Prior to his untimely death on 3 November 1839, Mulholland recorded the first fifty-nine pages in the volume. Subsequently, his successor, Robert B. Thompson, contributed about sixteen more pages before his death in August 1841. William W. Phelps then added a little over seventy-five pages. However, it was not until Willard Richards was appointed JS’s “private secretary and historian” that substantial progress was made on the compilation of the history. Richards would contribute the remainder of the text inscribed in the 553-page first volume.

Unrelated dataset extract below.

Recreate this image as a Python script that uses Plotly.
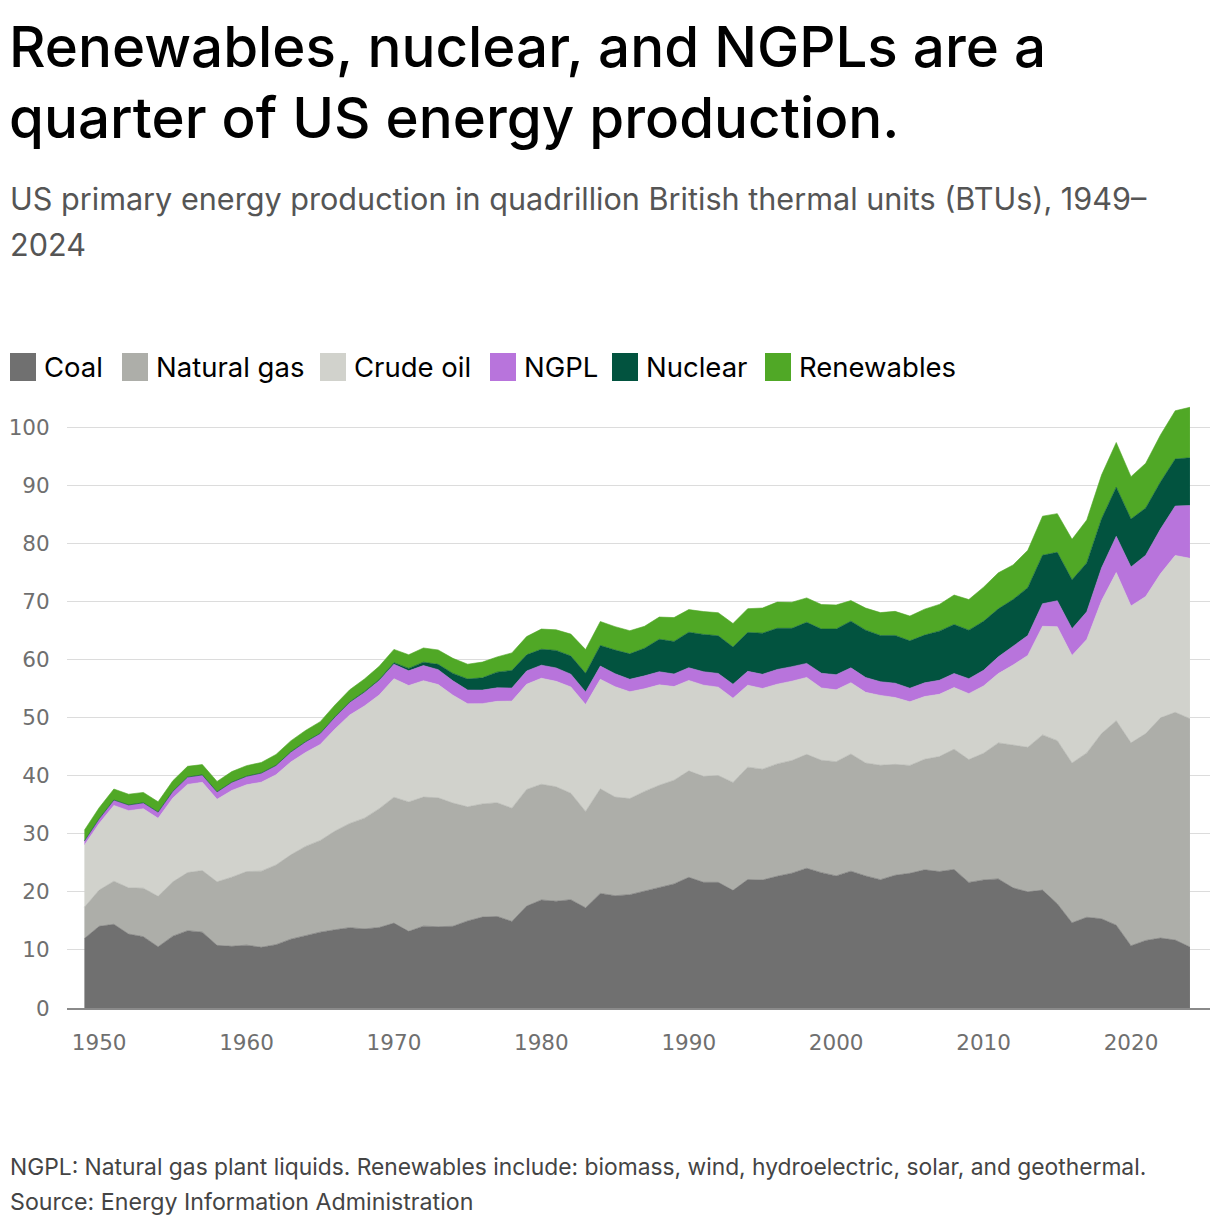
import plotly.graph_objects as go

years = list(range(1949, 2025))

coal = [11.97, 14.06, 14.41, 12.73, 12.28, 10.54, 12.37, 13.31, 13.06, 10.78,
        10.62, 10.82, 10.45, 10.90, 11.85, 12.52, 13.06, 13.47, 13.83, 13.61,
        13.86, 14.61, 13.19, 14.09, 13.99, 14.07, 14.99, 15.65, 15.76, 14.91,
        17.54, 18.60, 18.38, 18.64, 17.25, 19.72, 19.33, 19.51, 20.14, 20.74,
        21.36, 22.49, 21.64, 21.63, 20.25, 22.11, 22.03, 22.68, 23.21, 24.05,
        23.30, 22.74, 23.55, 22.73, 22.09, 22.85, 23.19, 23.79, 23.49, 23.85,
        21.62, 22.04, 22.22, 20.68, 19.99, 20.29, 17.95, 14.67, 15.62, 15.36,
        14.26, 10.71, 11.63, 12.04, 11.70, 10.50]

natural_gas = [5.38, 6.23, 7.42, 7.96, 8.34, 8.68, 9.35, 10.00, 10.60, 10.94,
               11.90, 12.66, 13.11, 13.72, 14.51, 15.30, 15.78, 16.99, 17.94, 19.07,
               20.45, 21.67, 22.28, 22.21, 22.19, 21.21, 19.64, 19.48, 19.57, 19.49,
               20.08, 19.91, 19.70, 18.32, 16.59, 18.01, 16.98, 16.54, 17.14, 17.60,
               17.85, 18.33, 18.23, 18.38, 18.58, 19.35, 19.08, 19.34, 19.39, 19.61,
               19.34, 19.66, 20.17, 19.44, 19.69, 19.09, 18.56, 19.02, 19.79, 20.70,
               21.14, 21.81, 23.41, 24.59, 24.89, 26.72, 28.07, 27.50, 28.29, 31.88,
               35.19, 34.93, 35.60, 37.90, 39.20, 39.30]

crude_oil = [10.68, 11.45, 13.04, 13.28, 13.67, 13.43, 14.41, 15.18, 15.18, 14.20,
             14.93, 14.94, 15.31, 15.52, 15.97, 16.16, 16.52, 17.56, 18.65, 19.31,
             19.56, 20.40, 20.03, 20.04, 19.49, 18.57, 17.73, 17.26, 17.45, 18.43,
             18.10, 18.25, 18.15, 18.31, 18.39, 18.85, 18.99, 18.38, 17.67, 17.28,
             16.12, 15.57, 15.70, 15.22, 14.49, 14.10, 13.89, 13.72, 13.66, 13.24,
             12.45, 12.36, 12.28, 12.16, 12.03, 11.50, 10.96, 10.80, 10.72, 10.61,
             11.35, 11.59, 11.93, 13.77, 15.81, 18.69, 19.61, 18.52, 19.53, 22.85,
             25.50, 23.57, 23.60, 24.80, 27.00, 27.60]

ngpl = [0.71, 0.82, 0.93, 0.98, 1.03, 1.07, 1.17, 1.26, 1.28, 1.28,
        1.41, 1.46, 1.55, 1.59, 1.71, 1.80, 1.88, 2.03, 2.16, 2.32,
        2.49, 2.51, 2.54, 2.60, 2.57, 2.47, 2.37, 2.33, 2.33, 2.25,
        2.29, 2.25, 2.31, 2.19, 2.18, 2.27, 2.24, 2.15, 2.22, 2.26,
        2.16, 2.18, 2.31, 2.36, 2.41, 2.39, 2.44, 2.53, 2.50, 2.42,
        2.53, 2.61, 2.55, 2.56, 2.35, 2.47, 2.33, 2.36, 2.41, 2.42,
        2.57, 2.69, 2.88, 3.21, 3.42, 3.89, 4.47, 4.59, 4.76, 5.64,
        6.24, 6.70, 7.10, 7.70, 8.50, 9.10]

nuclear = [0.0, 0.0, 0.0, 0.0, 0.0, 0.0, 0.0, 0.0, 0.001, 0.002,
           0.002, 0.006, 0.020, 0.026, 0.038, 0.040, 0.043, 0.064, 0.088, 0.142,
           0.154, 0.239, 0.413, 0.584, 0.910, 1.272, 1.900, 2.111, 2.702, 3.024,
           2.776, 2.739, 3.008, 3.131, 3.203, 3.553, 4.076, 4.380, 4.754, 5.587,
           5.602, 6.104, 6.422, 6.479, 6.410, 6.694, 7.075, 7.087, 6.597, 7.068,
           7.610, 7.862, 8.029, 8.145, 7.959, 8.222, 8.161, 8.215, 8.459, 8.426,
           8.355, 8.434, 8.269, 8.062, 8.244, 8.338, 8.337, 8.427, 8.419, 8.438,
           8.452, 8.251, 8.131, 8.100, 8.100, 8.200]

renewables = [1.87, 1.91, 1.89, 1.85, 1.79, 1.77, 1.82, 1.85, 1.78, 1.80,
              1.83, 1.83, 1.82, 1.89, 1.90, 1.95, 2.01, 2.05, 2.11, 2.19,
              2.30, 2.30, 2.35, 2.45, 2.48, 2.59, 2.55, 2.71, 2.62, 3.02,
              3.14, 3.48, 3.55, 3.77, 4.09, 4.12, 4.03, 3.98, 3.78, 3.83,
              4.11, 3.90, 3.94, 3.97, 4.04, 4.09, 4.33, 4.51, 4.49, 4.20,
              4.22, 4.14, 3.55, 3.80, 3.94, 4.14, 4.26, 4.47, 4.60, 5.08,
              5.27, 5.88, 6.19, 5.95, 6.43, 6.73, 6.66, 6.97, 7.39, 7.56,
              7.70, 7.30, 7.70, 8.10, 8.30, 8.70]

series_names = ["Coal", "Natural gas", "Crude oil", "NGPL", "Nuclear", "Renewables"]
series_values = [coal, natural_gas, crude_oil, ngpl, nuclear, renewables]
series_colors = ["#707070", "#adaea9", "#d1d2cc", "#b874dc", "#02533f", "#50a826"]

y_ticks = [0, 10, 20, 30, 40, 50, 60, 70, 80, 90, 100]
x_ticks = [1950, 1960, 1970, 1980, 1990, 2000, 2010, 2020]

fig = go.Figure()
for name, vals, col in zip(series_names, series_values, series_colors):
    fig.add_trace(go.Scatter(
        x=years, y=vals, name=name, mode="lines",
        stackgroup="energy", line=dict(width=0.6, color=col),
        fillcolor=col, showlegend=False,
        hovertemplate="%{x}: %{y:.2f}<extra>" + name + "</extra>",
    ))

# layout geometry (pixels)
W, H = 1220, 1230
L, R, T, B = 67, 10, 398, 222
PW = W - L - R
PH = H - T - B


def px(xp):
    return (xp - L) / PW


def py(yp):
    return (H - B - yp) / PH


FONT = "Inter, 'Noto Sans', sans-serif"
TICKFONT = "'DejaVu Sans', Inter, sans-serif"
annotations = []
shapes = []

# title
annotations.append(dict(text="Renewables, nuclear, and NGPLs are a", x=px(7), y=py(46),
                        xref="paper", yref="paper", xanchor="left", yanchor="middle",
                        showarrow=False, font=dict(family=FONT, size=56.5, color="#000000", weight=500)))
annotations.append(dict(text="quarter of US energy production.", x=px(7), y=py(117),
                        xref="paper", yref="paper", xanchor="left", yanchor="middle",
                        showarrow=False, font=dict(family=FONT, size=56.5, color="#000000", weight=500)))
# subtitle
annotations.append(dict(text="US primary energy production in quadrillion British thermal units (BTUs), 1949\u2013",
                        x=px(8), y=py(198), xref="paper", yref="paper", xanchor="left", yanchor="middle",
                        showarrow=False, font=dict(family=FONT, size=30.6, color="#555555")))
annotations.append(dict(text="2024", x=px(8), y=py(244), xref="paper", yref="paper",
                        xanchor="left", yanchor="middle",
                        showarrow=False, font=dict(family=FONT, size=30.6, color="#555555")))

# legend (manual)
legend_left = [10, 122, 320, 490, 612, 765]
for name, col, lx in zip(series_names, series_colors, legend_left):
    shapes.append(dict(type="rect", xref="paper", yref="paper",
                       x0=px(lx), x1=px(lx + 26), y0=py(381), y1=py(353),
                       fillcolor=col, line=dict(width=0)))
    annotations.append(dict(text=name, x=px(lx + 32), y=py(367), xref="paper", yref="paper",
                            xanchor="left", yanchor="middle", showarrow=False,
                            font=dict(family=FONT, size=27.5, color="#000000")))

# footer
annotations.append(dict(text="NGPL: Natural gas plant liquids. Renewables include: biomass, wind, hydroelectric, solar, and geothermal.",
                        x=px(8), y=py(1166), xref="paper", yref="paper", xanchor="left", yanchor="middle",
                        showarrow=False, font=dict(family=FONT, size=22.8, color="#444444")))
annotations.append(dict(text="Source: Energy Information Administration",
                        x=px(8), y=py(1202), xref="paper", yref="paper", xanchor="left", yanchor="middle",
                        showarrow=False, font=dict(family=FONT, size=23.2, color="#444444")))

fig.update_layout(
    width=W, height=H,
    margin=dict(l=L, r=R, t=T, b=B),
    paper_bgcolor="#ffffff", plot_bgcolor="#ffffff",
    font=dict(family=FONT, color="#6f6f6f"),
    annotations=annotations, shapes=shapes,
    showlegend=False,
    xaxis=dict(range=[1947.82, 2025.36], tickvals=x_ticks, showgrid=False,
               showline=True, linecolor="#8a8a8a", linewidth=2,
               ticks="outside", ticklen=14, tickcolor="rgba(0,0,0,0)",
               tickfont=dict(family=TICKFONT, size=21.5, color="#6f6f6f"), zeroline=False,
               fixedrange=True),
    yaxis=dict(range=[0, 105], tickvals=y_ticks, showgrid=True, gridcolor="#dcdcdc",
               gridwidth=1, zeroline=False, showline=False,
               ticks="outside", ticklen=12, tickcolor="rgba(0,0,0,0)",
               tickfont=dict(family=TICKFONT, size=21.5, color="#6f6f6f"), fixedrange=True),
)

fig.write_html("out.html")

The narrative recorded in A-1 was completed in August 1843. Thomas Bullock and Charles Wandell subsequently added sixteen pages of “Addenda” material, which provided notes, extensive revisions, or additional text to be inserted in the original manuscript where indicated. For instance, several of the addenda expanded on the account of the Camp of Israel as initially recorded.
JS dictated or supplied information for much of A-1, and he personally corrected the first forty-two pages before his death. As planned, his historian-scribes maintained the first-person, chronological narrative format initially established in the volume. When various third-person accounts were drawn upon, they were generally converted to the first person, as if JS was directly relating the account. After JS’s death, Brigham Young, Heber C. Kimball, George A. Smith, and others modified and corrected the manuscript as they reviewed material before its eventual publication.

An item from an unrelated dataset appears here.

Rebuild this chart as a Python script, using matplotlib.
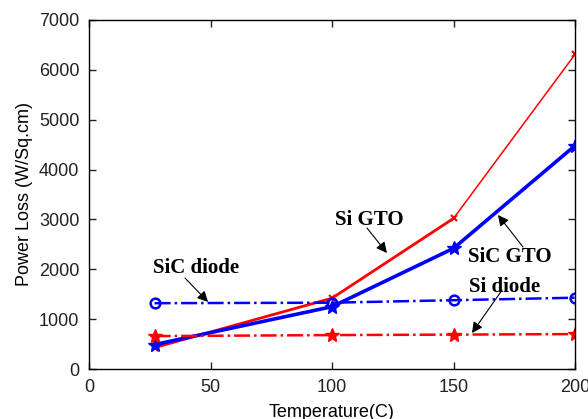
import matplotlib
matplotlib.use("Agg")
import matplotlib.pyplot as plt

temps = [27, 100, 150, 200]
si_gto = [430, 1420, 3020, 6310]
sic_gto = [490, 1250, 2420, 4480]
sic_diode = [1320, 1330, 1380, 1430]
si_diode = [660, 680, 690, 700]

xticks = [0, 50, 100, 150, 200]
yticks = [0, 1000, 2000, 3000, 4000, 5000, 6000, 7000]

plt.rcParams['font.family'] = ['Liberation Sans', 'DejaVu Sans']

fig = plt.figure(figsize=(5.88, 4.19), dpi=100)
ax = fig.add_axes([89/588, 1-369/419, 486/588, 349/419])

ax.plot(temps[:3], si_gto[:3], color='red', lw=2.0)
ax.plot(temps[2:], si_gto[2:], color='red', lw=1.1)
ax.plot(temps, si_gto, color='red', lw=0, marker='x', ms=5, mew=1.5)
ax.plot(temps, sic_gto, color='blue', lw=2.6, marker='*', ms=10)
ax.plot(temps, sic_diode, color='blue', lw=1.8, ls='-.', marker='o', ms=7,
        mfc='none', mew=1.8)
ax.plot(temps, si_diode, color='red', lw=1.8, ls='-.', marker='*', ms=10)

ax.set_xlim(0, 200)
ax.set_ylim(0, 7000)
ax.set_xticks(xticks)
ax.set_yticks(yticks)
ax.tick_params(direction='in', top=True, right=True, labelsize=13,
               length=5, width=1, colors='#222222', pad=7)
for s in ax.spines.values():
    s.set_linewidth(1)
ax.set_xlabel('Temperature(C)', fontsize=13, labelpad=6)
ax.set_ylabel('Power Loss (W/Sq.cm)', fontsize=13, labelpad=4)

tfont = dict(family='Liberation Serif', fontweight='bold', fontsize=15,
             ha='center', va='center')
arrow = dict(arrowstyle='-|>', color='black', lw=0.8, mutation_scale=16,
             shrinkA=0, shrinkB=0)

labels = ['SiC diode', 'Si GTO', 'SiC GTO', 'Si diode']
label_pos = [(44, 2030), (115.2, 2990), (173.3, 2246), (171, 1645)]
arrow_tail = [(39.5, 1825), (114.4, 2828), (178.6, 2447), (170, 1584)]
arrow_tip = [(49, 1344), (122.6, 2326), (168.3, 3089), (157.6, 722)]

for lab, pos, tail, tip in zip(labels, label_pos, arrow_tail, arrow_tip):
    ax.text(pos[0], pos[1], lab, **tfont)
    ax.annotate('', xy=tip, xytext=tail, arrowprops=arrow)

fig.savefig('out.png', dpi=100)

Beginning in March 1842 the church’s Nauvoo periodical, the Times and Seasons, began publishing the narrative as the “History of Joseph Smith.” At the time of JS’s death only the history through December 1831 had been published. When the final issue of the Times and Seasons, dated 15 February 1846 appeared, the account had been carried forward through August 1834—the end of the material recorded in A-1. The “History of Joseph Smith” was also published in England in the church periodical the Millennial Star beginning in June 1842. Once a press was established in Utah and the Deseret News began publication, the “History of Joseph Smith” once more appeared in print in serialized form. Beginning with the November 1851 issue, the narrative picked up where the Times and Seasons had left off over five years earlier.

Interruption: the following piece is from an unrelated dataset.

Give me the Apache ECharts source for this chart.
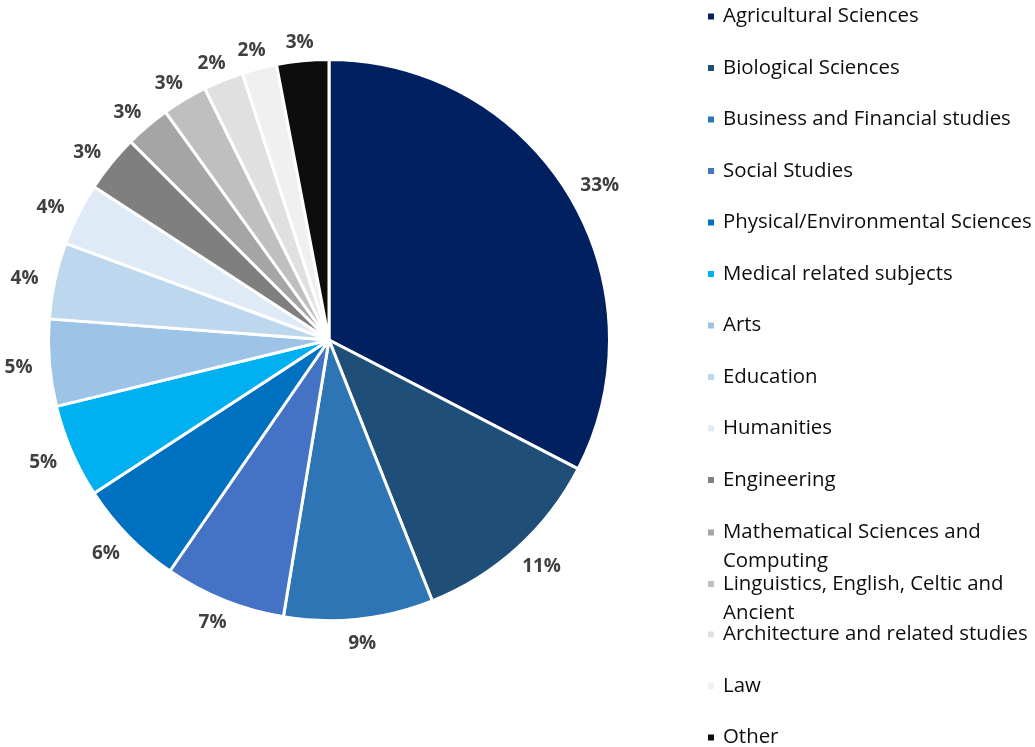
<!DOCTYPE html>
<html>
<head>
<meta charset="utf-8">
<script src="https://cdn.jsdelivr.net/npm/echarts@6/dist/echarts.min.js"></script>
<style>
html, body { margin: 0; padding: 0; background: #fff; }
#chart { width: 1035px; height: 747px; }
</style>
</head>
<body>
<div id="chart"></div>
<script>
const categories = [
  'Agricultural Sciences',
  'Biological Sciences',
  'Business and Financial studies',
  'Social Studies',
  'Physical/Environmental Sciences',
  'Medical related subjects',
  'Arts',
  'Education',
  'Humanities',
  'Engineering',
  'Mathematical Sciences and Computing',
  'Linguistics, English, Celtic and Ancient',
  'Architecture and related studies',
  'Law',
  'Other'
];
const legendLabels = [
  'Agricultural Sciences',
  'Biological Sciences',
  'Business and Financial studies',
  'Social Studies',
  'Physical/Environmental Sciences',
  'Medical related subjects',
  'Arts',
  'Education',
  'Humanities',
  'Engineering',
  'Mathematical Sciences and\nComputing',
  'Linguistics, English, Celtic and\nAncient',
  'Architecture and related studies',
  'Law',
  'Other'
];
const shares = [32.6, 11.4, 8.6, 7.0, 6.2, 5.4, 5.0, 4.4, 3.6, 3.3, 2.6, 2.6, 2.3, 2.0, 3.0];
const colors = [
  '#002060', '#1F4E79', '#2E75B6', '#4472C4', '#0070C0',
  '#00B0F0', '#9DC3E6', '#BDD7EE', '#DEEBF7', '#7F7F7F',
  '#A5A5A5', '#BFBFBF', '#E0E0E0', '#F0F0F0', '#0D0D0D'
];

const pieData = categories.map((name, i) => ({
  name: name,
  value: shares[i],
  itemStyle: { color: colors[i] }
}));

const FONT = '"Open Sans", "Noto Sans", sans-serif';
const CX = 329, CY = 340, R = 280.5;
const LABEL_GAP_X = 8, LABEL_PAD_X = 9, LABEL_GAP_Y = 12, LABEL_SHIFT_Y = 3;

// For two-line legend entries the square marker sits beside the first line:
// the icon path keeps an 8x8 square at the top of a taller (8x37) icon box.
const TALL_ICON = 'path://M0,0L8,0L8,8L0,8Z M0,37';

const legends = categories.map((name, i) => {
  const twoLines = legendLabels[i].indexOf('\n') >= 0;
  return {
    data: [name],
    orient: 'vertical',
    left: 706,
    top: 15 + i * 51.5 - (twoLines ? 12 : 13),
    padding: 0,
    icon: twoLines ? TALL_ICON : 'rect',
    itemWidth: 8,
    itemHeight: twoLines ? 37 : 8,
    selectedMode: false,
    formatter: () => legendLabels[i],
    textStyle: {
      fontFamily: FONT,
      fontSize: 20.4,
      color: '#0D0D0D',
      lineHeight: 29,
      padding: [0, 0, 0, 3]
    }
  };
});

// "Outside end" labels: move each label out along its slice's mid-angle
// direction so its box (plus a small margin) clears the pie edge.
function outsideEnd(params) {
  const r = params.labelRect;
  const mx = r.x + r.width / 2, my = r.y + r.height / 2;
  const dx = mx - CX, dy = my - CY;
  const d = Math.sqrt(dx * dx + dy * dy) || 1;
  const ux = dx / d, uy = dy / d;
  return {
    x: CX + ux * (R + LABEL_GAP_X + r.width / 2 + LABEL_PAD_X),
    y: CY + uy * (R + LABEL_GAP_Y + r.height / 2) + LABEL_SHIFT_Y
  };
}

const chart = echarts.init(document.getElementById('chart'), null, { renderer: 'canvas' });
chart.setOption({
  backgroundColor: '#ffffff',
  animation: false,
  legend: legends,
  series: [
    {
      type: 'pie',
      center: [CX, CY],
      radius: [0, R],
      startAngle: 90,
      clockwise: true,
      data: pieData,
      itemStyle: { borderColor: '#ffffff', borderWidth: 3 },
      label: {
        show: true,
        position: 'inside',
        formatter: (p) => Math.round(p.percent) + '%',
        fontFamily: FONT,
        fontWeight: 'bold',
        fontSize: 19,
        color: '#404040'
      },
      labelLayout: outsideEnd,
      labelLine: { show: false },
      emphasis: { disabled: true }
    }
  ]
});
</script>
</body>
</html>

Aside from the material dictated or supplied by JS prior to his murder, the texts for A-1 and for the history’s subsequent volumes were drawn from a variety of primary and secondary sources including JS’s diaries and letters, minutes of meetings, the first edition of the Doctrine and Covenants, church and other periodicals, reports of JS’s discourses, and the reminiscences and recollections of church members. The narrative in A-1 provides JS’s personal account of the foundational events of his life as a prophet and the early progress of the church. It also encompasses contentions and disputations that erupted between the Latter-day Saints and their neighbors in New York, Pennsylvania, Ohio, and Missouri. While it remains difficult to distinguish JS’s own contributions from composition of his historian-scribes, the narrative trenchantly captures the poignancy and intensity of his life while offering an enlightening account of the birth of the church he labored to establish.